Located near the now-closed nature center, the garden houses 40 native plants like milkweed, sunflowers and even black cherries.

Macy said he knew the climate was changing and the best way he could help was by creating the garden.

“It’s just very rewarding, once you plant something and you see the wildlife you planted for using it?” Macy said. “There’s no better feeling than that.”

The National Wildlife Federation reported that climate change’s effects like higher temperatures and irregular rainfall affects native species negatively.

Invasive non-native species like garlic mustard could take over affected areas.

“We like [native plants] because our insects have evolved alongside them,” Macy said. “A lot of pollinators will lay eggs in those plants, they won’t lay eggs on [invasive] plants.”

Besides using native plants as breeding grounds, pollinators also look for those that will give them food to eat like nectar.

Dexter Mardis is an ecologist with WSU who’s working alongside Bee City Wichita. He said that when a pollinator, like a bee, lands on these flowers to feed, it accidentally catches the flower’s pollen on the hair of its legs.

“They end up just becoming these giant mixing bowls of pollen moving from flower to flower,” he said. “Helping to spread genetic diversity and to make sure that the female flowers of the plants are fertilized.”

Tadeo Ruiz
/
KMUW

If pollination were to stop, the USDA said more than 150 national food crops would be affected, including almost all fruits and grains.
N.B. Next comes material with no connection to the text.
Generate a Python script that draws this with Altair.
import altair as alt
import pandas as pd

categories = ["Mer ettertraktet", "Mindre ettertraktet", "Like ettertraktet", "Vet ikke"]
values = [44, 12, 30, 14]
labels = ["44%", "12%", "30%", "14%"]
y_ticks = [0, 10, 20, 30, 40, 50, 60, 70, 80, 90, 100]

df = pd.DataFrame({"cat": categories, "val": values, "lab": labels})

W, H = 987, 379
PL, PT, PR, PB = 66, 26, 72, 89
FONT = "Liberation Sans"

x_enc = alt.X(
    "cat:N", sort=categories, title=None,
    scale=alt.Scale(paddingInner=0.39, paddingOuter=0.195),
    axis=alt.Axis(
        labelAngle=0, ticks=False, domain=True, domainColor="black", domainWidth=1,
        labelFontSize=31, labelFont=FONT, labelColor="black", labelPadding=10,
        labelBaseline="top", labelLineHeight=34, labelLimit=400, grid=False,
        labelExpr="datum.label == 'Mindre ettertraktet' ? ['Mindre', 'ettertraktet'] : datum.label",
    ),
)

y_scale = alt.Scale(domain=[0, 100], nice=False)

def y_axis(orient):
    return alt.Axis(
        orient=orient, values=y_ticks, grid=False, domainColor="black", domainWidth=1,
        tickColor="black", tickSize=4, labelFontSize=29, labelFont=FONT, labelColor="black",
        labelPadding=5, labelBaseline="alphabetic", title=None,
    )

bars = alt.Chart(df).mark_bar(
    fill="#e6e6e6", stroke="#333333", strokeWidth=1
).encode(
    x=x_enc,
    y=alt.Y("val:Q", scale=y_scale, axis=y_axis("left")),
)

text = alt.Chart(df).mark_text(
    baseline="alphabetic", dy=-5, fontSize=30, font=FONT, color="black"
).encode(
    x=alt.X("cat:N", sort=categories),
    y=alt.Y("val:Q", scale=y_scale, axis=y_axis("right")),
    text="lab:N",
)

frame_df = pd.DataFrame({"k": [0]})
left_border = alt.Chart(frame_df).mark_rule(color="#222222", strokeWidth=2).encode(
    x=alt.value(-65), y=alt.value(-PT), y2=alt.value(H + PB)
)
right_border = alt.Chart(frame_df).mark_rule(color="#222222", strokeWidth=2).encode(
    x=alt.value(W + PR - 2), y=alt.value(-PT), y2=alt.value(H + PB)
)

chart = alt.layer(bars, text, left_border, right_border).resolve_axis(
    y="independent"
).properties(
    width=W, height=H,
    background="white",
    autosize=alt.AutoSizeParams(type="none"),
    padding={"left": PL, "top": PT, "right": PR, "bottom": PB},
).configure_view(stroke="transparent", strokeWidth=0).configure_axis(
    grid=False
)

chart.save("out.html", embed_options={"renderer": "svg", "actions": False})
“We have to care about these things because they do form the basis of our food chain,” Brown said. “Without these plants, without these insects, everything would collapse”
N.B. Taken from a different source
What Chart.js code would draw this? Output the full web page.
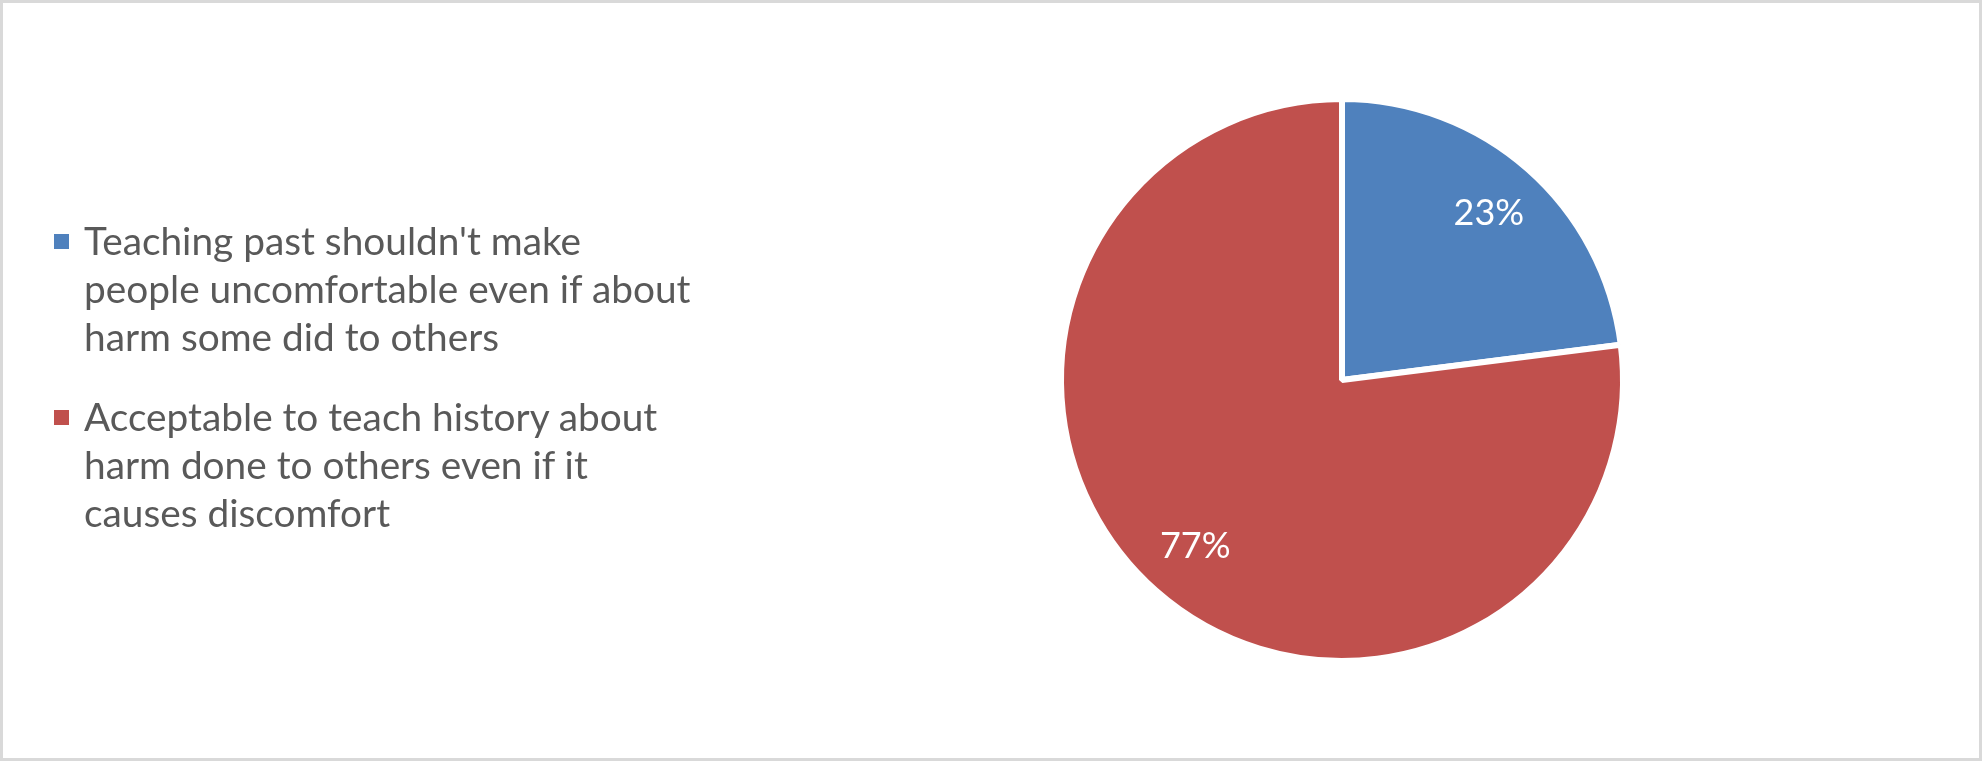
<!DOCTYPE html>
<html>
<head>
<meta charset="utf-8">
<script src="https://cdn.jsdelivr.net/npm/chart.js@4"></script>
<style>
  html, body { margin: 0; padding: 0; background: #ffffff; }
  #wrap { position: relative; width: 1982px; height: 761px; overflow: hidden; background: #ffffff; }
  #chart { position: absolute; left: 0; top: 0; }
  #frame { position: absolute; left: 0; top: 0; width: 1982px; height: 761px; box-sizing: border-box;
           border: 3px solid #d9d9d9; pointer-events: none; }
  .lg-item { position: absolute; left: 0; }
  .lg-box { position: absolute; left: 54px; width: 15px; height: 15px; }
  .lg-text { position: absolute; left: 84px; top: 0; white-space: nowrap; font-family: Lato, "Open Sans", sans-serif;
             font-size: 38.8px; line-height: 48px; color: #595959; }
</style>
</head>
<body>
<div id="wrap">
  <canvas id="chart" width="1982" height="761"></canvas>
  <div id="legend"></div>
  <div id="frame"></div>
</div>
<script>
const categories = [
  ["Teaching past shouldn't make", "people uncomfortable even if about", "harm some did to others"],
  ["Acceptable to teach history about", "harm done to others even if it", "causes discomfort"]
];
const shares = [23, 77];
const sliceColors = ["#4F81BD", "#C0504D"];

const total = shares.reduce((a, b) => a + b, 0);

const sliceLabels = {
  id: 'sliceLabels',
  afterDatasetsDraw(chart) {
    const ctx = chart.ctx;
    const meta = chart.getDatasetMeta(0);
    ctx.save();
    ctx.font = '36px Lato, "Open Sans", sans-serif';
    ctx.fillStyle = '#ffffff';
    ctx.textAlign = 'center';
    ctx.textBaseline = 'middle';
    meta.data.forEach((arc, i) => {
      const p = arc.getProps(['x', 'y', 'startAngle', 'endAngle', 'outerRadius'], true);
      const mid = (p.startAngle + p.endAngle) / 2;
      const d = p.outerRadius * 0.79;
      const tx = p.x + Math.cos(mid) * d;
      const ty = p.y + Math.sin(mid) * d;
      ctx.fillText(Math.round(shares[i] / total * 100) + '%', tx, ty);
    });
    ctx.restore();
  }
};

const chart = new Chart(document.getElementById('chart'), {
  type: 'pie',
  data: {
    labels: categories,
    datasets: [{
      data: shares,
      backgroundColor: sliceColors,
      borderColor: '#ffffff',
      borderWidth: 6,
      hoverOffset: 0,
      offset: 0,
      clip: false
    }]
  },
  options: {
    responsive: false,
    devicePixelRatio: 1,
    animation: false,
    radius: 281,
    layout: { padding: { left: 1042, right: 340, top: 80, bottom: 81 } },
    plugins: {
      legend: { display: false },
      tooltip: { enabled: false }
    }
  },
  plugins: [sliceLabels]
});

// HTML legend built from the chart's own data
const legendEl = document.getElementById('legend');
chart.data.labels.forEach((lines, i) => {
  const item = document.createElement('div');
  item.className = 'lg-item';
  item.style.top = (216 + i * 176) + 'px';
  const box = document.createElement('div');
  box.className = 'lg-box';
  box.style.top = '18px';
  box.style.background = chart.data.datasets[0].backgroundColor[i];
  const txt = document.createElement('div');
  txt.className = 'lg-text';
  txt.innerHTML = lines.map(s => s.replace(/&/g, '&amp;').replace(/</g, '&lt;')).join('<br>');
  item.appendChild(box);
  item.appendChild(txt);
  legendEl.appendChild(item);
});
</script>
</body>
</html>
Pollinators don’t just function as a way to pollinate the crops we eat, they themselves are also a source of nutrition for other animals.

“Birds, bats and frogs would fall silent quickly,” Mardis said. “Maybe not totally but certainly they would be drastically reduced. They would starve, babies wouldn’t grow up and it wouldn’t take very long for those animals to disappear.”

The group said protecting bees and other pollinators is a city-wide effort. It’s working on a second native garden in Central Riverside Park.

While the group said that native gardens are a great way to promote more pollination. Brown said that everyone can do their part with just one potted plant.

“If you live in an apartment and all you can do is put a container out on your balcony or out on your front step, that’s amazing,” Brown said. “That’s a huge step forward.”

The group is currently planning a pollination awareness event for September, and it’s also creating a guide for people to easily create their own native gardens at home.

As Mardis said, “The inverse of death by a thousand cuts is life by a thousand flowers.”